I've been fumbling around with order types and ordinals these past few days. I read about partial, total, and well-ordered structures, and I'm curious to see if a linearly ordered set has no subset with order type $\omega^*$, then it is in fact well ordered. Here $\omega^*$ is the order type of the negative integers.

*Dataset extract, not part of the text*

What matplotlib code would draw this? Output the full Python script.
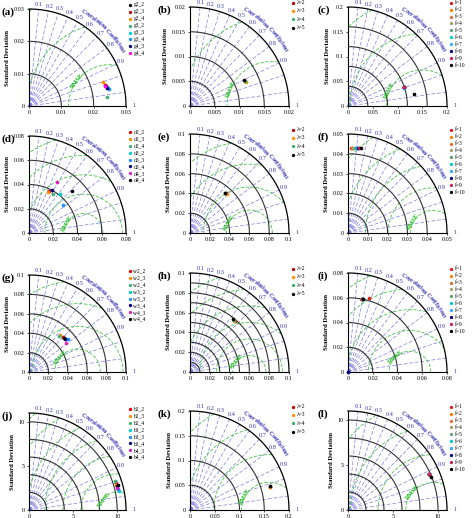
import numpy as np
import matplotlib

matplotlib.use("Agg")
import matplotlib.pyplot as plt
from matplotlib.font_manager import FontProperties

plt.rcParams["font.family"] = ["Liberation Serif", "DejaVu Serif"]

W, H = 474, 518

# ---- data ----
corr_ticks = [0.1, 0.2, 0.3, 0.4, 0.5, 0.6, 0.7, 0.8, 0.9]
corr_lines = corr_ticks + [0.95, 0.99]

g_names = ["g2_2", "g2_3", "g2_4", "g3_2", "g3_3", "g3_4", "g4_3", "g4_4"]
d_names = ["d2_2", "d2_3", "d2_4", "d3_2", "d3_3", "d3_4", "d4_3", "d4_4"]
w_names = ["w2_2", "w2_3", "w2_4", "w3_2", "w3_3", "w3_4", "w4_3", "w4_4"]
b_names = ["b2_2", "b2_3", "b2_4", "b3_2", "b3_3", "b3_4", "b4_3", "b4_4"]
lam_names = ["λ=2", "λ=3", "λ=4", "λ=5"]
f_names = ["f=1", "f=2", "f=3", "f=4", "f=5", "f=6", "f=7", "f=8", "f=9", "f=10"]

a_colors = ["black", "#c00000", "#ff8c00", "#3cb371", "#00ced1", "#1e90ff", "#000080", "#ff00ff"]
grp_colors = ["#e00000", "#ff8c00", "#3cb371", "#00ced1", "#1e90ff", "#000080", "#e020c0", "black"]
lam_colors = ["#c00000", "#ff8c00", "#3cb371", "black"]
f_colors = ["#e41a1c", "#ff7f00", "#e0703a", "#a0a060", "#60a070", "#00cccc",
            "#33aaff", "#000080", "#cc2255", "black"]

a_x = [0.0237, 0.0234, 0.0229, 0.0242, 0.0245, 0.0247, 0.0240, 0.0236]
a_y = [0.0061, 0.0065, 0.0075, 0.0029, 0.0055, 0.0054, 0.0057, 0.0063]
b_x = [0.0112, 0.0113, 0.0111, 0.0110]
b_y = [0.0050, 0.0049, 0.0051, 0.0052]
c_x = [0.1130, 0.1133, 0.1131, 0.1128, 0.1126, 0.1130, 0.1133, 0.1127, 0.1131, 0.1340]
c_y = [0.0376, 0.0374, 0.0375, 0.0377, 0.0378, 0.0375, 0.0373, 0.0376, 0.0374, 0.0245]
d_x = [0.0165, 0.0160, 0.0197, 0.0259, 0.0280, 0.0192, 0.0232, 0.0352]
d_y = [0.0347, 0.0340, 0.0320, 0.0320, 0.0232, 0.0352, 0.0419, 0.0347]
e_x = [0.0360, 0.0373, 0.0355, 0.0349]
e_y = [0.0400, 0.0390, 0.0403, 0.0407]
f_x = [0.0015, 0.0018, 0.0022, 0.0027, 0.0033, 0.0040, 0.0045, 0.0052, 0.0058, 0.0065]
f_y = [0.0431, 0.0431, 0.0431, 0.0431, 0.0431, 0.0431, 0.0431, 0.0431, 0.0431, 0.0431]
g_x = [0.0350, 0.0317, 0.0312, 0.0386, 0.0403, 0.0370, 0.0386, 0.0359]
g_y = [0.0362, 0.0380, 0.0372, 0.0345, 0.0338, 0.0345, 0.0303, 0.0355]
h_x = [0.0450, 0.0447, 0.0440, 0.0430]
h_y = [0.0515, 0.0520, 0.0528, 0.0532]
i_x = [0.0167, 0.0115, 0.0112, 0.0110, 0.0102, 0.0118, 0.0120, 0.0003, 0.0116, 0.0125]
i_y = [0.0597, 0.0589, 0.0589, 0.0589, 0.0589, 0.0589, 0.0589, 0.0003, 0.0589, 0.0589]
j_x = [9.81, 9.89, 9.73, 10.19, 10.08, 10.00, 10.00, 10.08]
j_y = [3.05, 2.86, 3.24, 2.18, 2.37, 2.67, 2.48, 2.86]
k_x = [0.1620, 0.1625, 0.1610, 0.1610]
k_y = [0.0470, 0.0465, 0.0480, 0.0483]
l_x = [9.00, 9.02, 9.01, 8.99, 9.03, 9.00, 9.02, 9.01, 9.00, 9.19]
l_y = [4.04, 4.02, 4.03, 4.05, 4.01, 4.04, 4.02, 4.03, 4.04, 3.68]

panel_letters = ["(a)", "(b)", "(c)", "(d)", "(e)", "(f)", "(g)", "(h)", "(i)", "(j)", "(k)", "(l)"]
std_max = [0.03, 0.02, 0.2, 0.08, 0.1, 0.05, 0.1, 0.1, 0.08, 11, 0.2, 11]
std_ticks = [
    [0, 0.01, 0.02, 0.03], [0, 0.005, 0.01, 0.015, 0.02], [0, 0.05, 0.1, 0.15, 0.2],
    [0, 0.02, 0.04, 0.06, 0.08], [0, 0.02, 0.04, 0.06, 0.08, 0.1], [0, 0.01, 0.02, 0.03, 0.04, 0.05],
    [0, 0.02, 0.04, 0.06, 0.08, 0.1], [0, 0.02, 0.04, 0.06, 0.08, 0.1], [0, 0.02, 0.04, 0.06, 0.08],
    [0, 5, 10], [0, 0.05, 0.1, 0.15, 0.2], [0, 5, 10],
]
std_arcs = [
    [0.01, 0.02], [0.005, 0.01, 0.015], [0.04, 0.08, 0.12, 0.16],
    [0.02, 0.04, 0.06], [0.02, 0.04, 0.06, 0.08], [0.01, 0.02, 0.03, 0.04],
    [0.02, 0.04, 0.06, 0.08], [0.01, 0.02, 0.03, 0.04, 0.05, 0.06, 0.07, 0.08, 0.09],
    [0.02, 0.04, 0.06], [2, 4, 6, 8, 10], [0.05, 0.1, 0.15], [2, 4, 6, 8, 10],
]
ref_std = [0.025, 0.0165, 0.15, 0.045, 0.06, 0.043, 0.05, 0.06, 0.05, 10, 0.16, 9.5]
rmse_step = [0.0128, 0.009, 0.073, 0.016, 0.0232, 0.0114, 0.0235, 0.0167, 0.0168, 2.05, 0.056, 3.08]
rmse_xy = [(0.0148, 0.0078), (0.0082, 0.0035), (0.084, 0.032), (0.0312, 0.008),
           (0.0397, 0.0112), (0.0332, 0.0059), (0.0324, 0.0155), (0.0475, 0.011),
           (0.0389, 0.0125), (8.47, 1.15), (0.111, 0.027), (7.17, 2.02)]
panel_x = [a_x, b_x, c_x, d_x, e_x, f_x, g_x, h_x, i_x, j_x, k_x, l_x]
panel_y = [a_y, b_y, c_y, d_y, e_y, f_y, g_y, h_y, i_y, j_y, k_y, l_y]
panel_names = [g_names, lam_names, f_names, d_names, lam_names, f_names,
               w_names, lam_names, f_names, b_names, lam_names, f_names]
panel_colors = [a_colors, lam_colors, f_colors, grp_colors, lam_colors, f_colors,
                grp_colors, lam_colors, f_colors, grp_colors, lam_colors, f_colors]

# ---- layout in pixels ----
col_x = [29, 190, 348]
col_r = [97, 99, 99]
row_y = [106, 233, 372, 510]
letter_x = [1, 157, 318]

BLUE_LINE = "#7070dc"
BLUE_TEXT = "#3434b4"
GREEN = "#44c444"

fig = plt.figure(figsize=(W / 100, H / 100), dpi=100)
renderer = fig.canvas.get_renderer()


def curved_label(ax, text, R, size):
    prop = FontProperties(family="Liberation Serif", weight="bold", size=size)
    widths = []
    for ch in text:
        w, _, _ = renderer.get_text_width_height_descent("n" if ch == " " else ch, prop, ismath=False)
        widths.append(w * (0.6 if ch == " " else 1.0))
    start, end = np.radians(61), np.radians(30)
    scale = (start - end) / sum(widths)
    ang = start
    for ch, w in zip(text, widths):
        a = ang - w * scale / 2
        ax.text(1.12 * R * np.cos(a), 1.12 * R * np.sin(a), ch, rotation=np.degrees(a) - 90,
                rotation_mode="anchor", ha="center", va="center", fontproperties=prop,
                color=BLUE_TEXT, clip_on=False)
        ang -= w * scale


for idx in range(12):
    row, col = divmod(idx, 3)
    R = std_max[idx]
    ox, oy, rp = col_x[col], row_y[row], col_r[col]
    ax = fig.add_axes([ox / W, 1 - oy / H, rp / W, rp / H])
    ax.set_xlim(0, R)
    ax.set_ylim(0, R)
    for side in ("top", "right"):
        ax.spines[side].set_visible(False)
    for side in ("left", "bottom"):
        ax.spines[side].set_linewidth(0.8)
    ax.set_xticks(std_ticks[idx])
    ax.set_yticks(std_ticks[idx])
    ax.set_xticklabels([f"{t:g}" for t in std_ticks[idx]])
    ax.set_yticklabels([f"{t:g}" for t in std_ticks[idx]])
    ax.tick_params(labelsize=4.4, length=1.5, width=0.5, pad=1.5)
    ax.set_ylabel("Standard Deviation", fontsize=4.8, fontweight="bold", labelpad=2.5)

    th = np.linspace(0, np.pi / 2, 300)
    ax.plot(R * np.cos(th), R * np.sin(th), color="black", lw=0.9, clip_on=False, zorder=3)
    for s in std_arcs[idx]:
        ax.plot(s * np.cos(th), s * np.sin(th), color="#333333", lw=0.8, zorder=3)

    for c in corr_lines:
        a = np.arccos(c)
        ax.plot([0, R * np.cos(a)], [0, R * np.sin(a)], color=BLUE_LINE, lw=0.45,
                ls=(0, (6, 3)), clip_on=False, zorder=2)
    for c in corr_ticks:
        a = np.arccos(c)
        ax.text(1.05 * R * np.cos(a), 1.05 * R * np.sin(a), f"{c:g}", fontsize=4.5,
                color=BLUE_TEXT, ha="center", va="center", clip_on=False)
    ax.text(1.08 * R, 0.005 * R, "1", fontsize=4.4, color=BLUE_TEXT, ha="center",
            va="center", clip_on=False)
    curved_label(ax, "Correlation Coefficient", R, 4.6)

    # RMSE contours around the reference point
    ref, step = ref_std[idx], rmse_step[idx]
    phi = np.linspace(0, np.pi, 400)
    k = 1
    while k * step < ref + R:
        rr = k * step
        xs = ref + rr * np.cos(phi)
        ys = rr * np.sin(phi)
        xs = np.where(np.hypot(xs, ys) <= R, xs, np.nan)
        ax.plot(xs, ys, color=GREEN, lw=0.6, ls=(0, (4, 2)), zorder=2)
        k += 1
    lx, ly = rmse_xy[idx]
    rot = np.degrees(np.arctan2(ly, lx - ref)) - 90
    ax.text(lx, ly, "RMSE", fontsize=4.6, fontweight="bold", color="#22bb22",
            rotation=rot, ha="center", va="center", rotation_mode="anchor", zorder=4)

    for xv, yv, nm, colr in zip(panel_x[idx], panel_y[idx], panel_names[idx], panel_colors[idx]):
        ax.scatter([xv], [yv], s=7, color=colr, label=nm, zorder=5, linewidths=0, clip_on=False)
    n = len(panel_names[idx])
    ax.legend(loc="upper left", bbox_to_anchor=(1.02, 1.07), frameon=False, fontsize=4,
              handlelength=0.6, handletextpad=0.4, borderaxespad=0, borderpad=0,
              labelspacing=0.35 if n > 4 else 0.6, scatterpoints=1, markerscale=0.9)

    fig.text(letter_x[col] / W, 1 - (oy - rp + 3) / H, panel_letters[idx], fontsize=8,
             fontweight="bold", ha="left", va="center")

fig.savefig("out.png", dpi=100)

My idea was this. Let $X$ be some totally ordered set such with subset with order type $\omega^*$. Take any nonempty subset $Y$ of $X$. If $Y$ is finite, it must have a least element, so assume $Y$ is infinite. By way of contradiction, I assume $Y$ has no least element. My strategy was to then somehow construct a subset of $Y$ which has order type $\omega^*$. I do this by first picking an element $a_0$ from $Y$. Since $Y$ has no least element, and since $Y$ is also totally ordered, there must be some other element $a_1\in Y$ such that $a_1\prec a_0$. Again, $a_1$ is not the least element of $Y$, so we can find an element $a_2\in Y$ such that $a_2\prec a_1\prec a_0$. Continuing along, I would eventually have a set $Z=\{\dots,a_3,a_2,a_1,a_0\}$, where I have written it in increasing order. But then $Z$ has order type $\omega^*$, a contradiction.
Does this argument hold up? If so, I feel it is a little handwavey, and the "continuing along" part needs to be formalized. Is there a way to do so with Choice or maybe (transfinite) recursion? I fear I may have written nonsense, as I've done many times in the past. Thanks for any criticism and insights.